Answer

**step1** Identifying the expression and the sum-to-product identity

The given expression is $$\sin 105^{\circ } - \sin 15^{\circ }$$.
To solve this, we will use the sum-to-product identity for the difference of sines, which is:
$$\sin A - \sin B = 2 \cos\left(\frac{A+B}{2}\right) \sin\left(\frac{A-B}{2}\right)$$
In this problem, $$A = 105^{\circ}$$ and $$B = 15^{\circ}$$.

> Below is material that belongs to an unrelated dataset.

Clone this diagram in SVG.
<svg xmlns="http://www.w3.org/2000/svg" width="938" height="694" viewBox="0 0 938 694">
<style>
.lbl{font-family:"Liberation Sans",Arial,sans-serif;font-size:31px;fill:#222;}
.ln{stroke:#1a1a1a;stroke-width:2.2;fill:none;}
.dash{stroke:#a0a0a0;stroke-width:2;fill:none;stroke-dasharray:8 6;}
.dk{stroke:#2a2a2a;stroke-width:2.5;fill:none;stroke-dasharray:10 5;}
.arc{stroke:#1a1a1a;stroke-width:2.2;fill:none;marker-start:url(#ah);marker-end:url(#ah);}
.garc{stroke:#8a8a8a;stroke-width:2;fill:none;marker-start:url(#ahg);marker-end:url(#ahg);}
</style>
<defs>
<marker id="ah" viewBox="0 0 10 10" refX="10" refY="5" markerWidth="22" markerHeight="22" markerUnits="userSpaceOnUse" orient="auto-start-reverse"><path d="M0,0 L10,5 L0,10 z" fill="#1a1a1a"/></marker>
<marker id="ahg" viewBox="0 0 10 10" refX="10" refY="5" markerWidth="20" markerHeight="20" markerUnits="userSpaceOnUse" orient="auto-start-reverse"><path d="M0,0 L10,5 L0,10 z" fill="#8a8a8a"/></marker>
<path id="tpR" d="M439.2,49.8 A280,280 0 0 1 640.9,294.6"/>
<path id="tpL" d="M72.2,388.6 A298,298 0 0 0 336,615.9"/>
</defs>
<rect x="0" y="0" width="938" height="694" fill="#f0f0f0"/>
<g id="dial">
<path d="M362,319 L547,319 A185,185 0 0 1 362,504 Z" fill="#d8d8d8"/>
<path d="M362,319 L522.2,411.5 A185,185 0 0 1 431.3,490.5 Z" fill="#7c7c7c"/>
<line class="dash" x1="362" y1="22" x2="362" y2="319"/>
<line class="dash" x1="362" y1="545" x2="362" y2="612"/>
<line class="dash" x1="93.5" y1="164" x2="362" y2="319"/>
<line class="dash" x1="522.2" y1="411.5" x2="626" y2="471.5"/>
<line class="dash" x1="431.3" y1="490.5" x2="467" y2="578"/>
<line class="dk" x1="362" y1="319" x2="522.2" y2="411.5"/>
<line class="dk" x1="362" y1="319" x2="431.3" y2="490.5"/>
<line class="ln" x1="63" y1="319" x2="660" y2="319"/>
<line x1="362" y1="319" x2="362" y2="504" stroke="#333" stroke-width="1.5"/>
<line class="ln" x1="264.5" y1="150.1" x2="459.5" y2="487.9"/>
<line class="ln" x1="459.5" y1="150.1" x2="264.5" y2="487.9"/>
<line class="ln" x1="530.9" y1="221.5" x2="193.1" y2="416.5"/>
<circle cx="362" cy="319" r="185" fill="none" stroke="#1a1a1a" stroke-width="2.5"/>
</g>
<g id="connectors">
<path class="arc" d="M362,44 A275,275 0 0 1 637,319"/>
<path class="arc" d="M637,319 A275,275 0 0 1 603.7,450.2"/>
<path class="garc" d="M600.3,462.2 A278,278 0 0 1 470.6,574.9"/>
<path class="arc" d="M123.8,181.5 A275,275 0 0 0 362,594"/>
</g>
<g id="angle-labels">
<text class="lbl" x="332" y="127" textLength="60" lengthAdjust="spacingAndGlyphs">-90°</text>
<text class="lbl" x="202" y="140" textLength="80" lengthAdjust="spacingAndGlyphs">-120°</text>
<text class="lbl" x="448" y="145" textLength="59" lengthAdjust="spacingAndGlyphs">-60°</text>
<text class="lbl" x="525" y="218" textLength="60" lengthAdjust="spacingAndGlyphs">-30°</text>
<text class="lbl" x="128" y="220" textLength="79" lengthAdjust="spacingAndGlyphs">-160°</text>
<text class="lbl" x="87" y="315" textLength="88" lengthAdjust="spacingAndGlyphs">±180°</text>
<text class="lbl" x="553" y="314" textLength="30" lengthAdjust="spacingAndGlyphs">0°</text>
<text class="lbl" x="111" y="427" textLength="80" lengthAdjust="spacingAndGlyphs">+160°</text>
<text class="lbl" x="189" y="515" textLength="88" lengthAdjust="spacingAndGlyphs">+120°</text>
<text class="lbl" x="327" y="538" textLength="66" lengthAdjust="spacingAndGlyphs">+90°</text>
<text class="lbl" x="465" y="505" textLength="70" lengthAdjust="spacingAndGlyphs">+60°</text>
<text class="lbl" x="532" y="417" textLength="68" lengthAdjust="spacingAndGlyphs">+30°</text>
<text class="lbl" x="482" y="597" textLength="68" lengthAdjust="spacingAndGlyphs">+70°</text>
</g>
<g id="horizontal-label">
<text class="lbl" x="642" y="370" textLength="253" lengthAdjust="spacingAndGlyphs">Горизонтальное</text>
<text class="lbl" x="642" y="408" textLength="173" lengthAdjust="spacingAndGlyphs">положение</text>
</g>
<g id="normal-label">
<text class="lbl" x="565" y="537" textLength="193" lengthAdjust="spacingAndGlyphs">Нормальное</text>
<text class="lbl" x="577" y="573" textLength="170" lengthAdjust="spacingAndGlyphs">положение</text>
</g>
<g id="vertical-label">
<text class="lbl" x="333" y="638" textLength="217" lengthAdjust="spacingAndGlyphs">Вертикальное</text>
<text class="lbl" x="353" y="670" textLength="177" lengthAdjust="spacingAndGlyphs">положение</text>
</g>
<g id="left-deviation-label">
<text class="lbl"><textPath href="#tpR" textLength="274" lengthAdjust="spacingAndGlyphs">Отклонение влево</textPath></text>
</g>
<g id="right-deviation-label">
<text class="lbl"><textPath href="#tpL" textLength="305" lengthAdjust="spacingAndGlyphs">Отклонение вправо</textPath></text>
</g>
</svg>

**step2** Calculating the sum and difference of the angles

First, we find the sum of the angles:
$$A+B = 105^{\circ} + 15^{\circ} = 120^{\circ}$$
Next, we find the difference of the angles:
$$A-B = 105^{\circ} - 15^{\circ} = 90^{\circ}$$

**step3** Applying the sum-to-product identity

Now, we substitute the sum and difference of the angles into the identity:
$$\frac{A+B}{2} = \frac{120^{\circ}}{2} = 60^{\circ}$$
$$\frac{A-B}{2} = \frac{90^{\circ}}{2} = 45^{\circ}$$
So, the expression becomes:
$$\sin 105^{\circ } - \sin 15^{\circ } = 2 \cos(60^{\circ}) \sin(45^{\circ})$$

**step4** Evaluating the trigonometric values

We know the exact values for $$\cos 60^{\circ}$$ and $$\sin 45^{\circ}$$.
$$\cos 60^{\circ} = \frac{1}{2}$$
$$\sin 45^{\circ} = \frac{\sqrt{2}}{2}$$

**step5** Calculating the final exact value

Substitute the exact trigonometric values back into the expression:
$$\sin 105^{\circ } - \sin 15^{\circ } = 2 \times \frac{1}{2} \times \frac{\sqrt{2}}{2}$$
$$ = 1 \times \frac{\sqrt{2}}{2}$$
$$ = \frac{\sqrt{2}}{2}$$
Therefore, the exact value of $$\sin 105^{\circ }-\sin 15^{\circ }$$ is $$\frac{\sqrt{2}}{2}$$.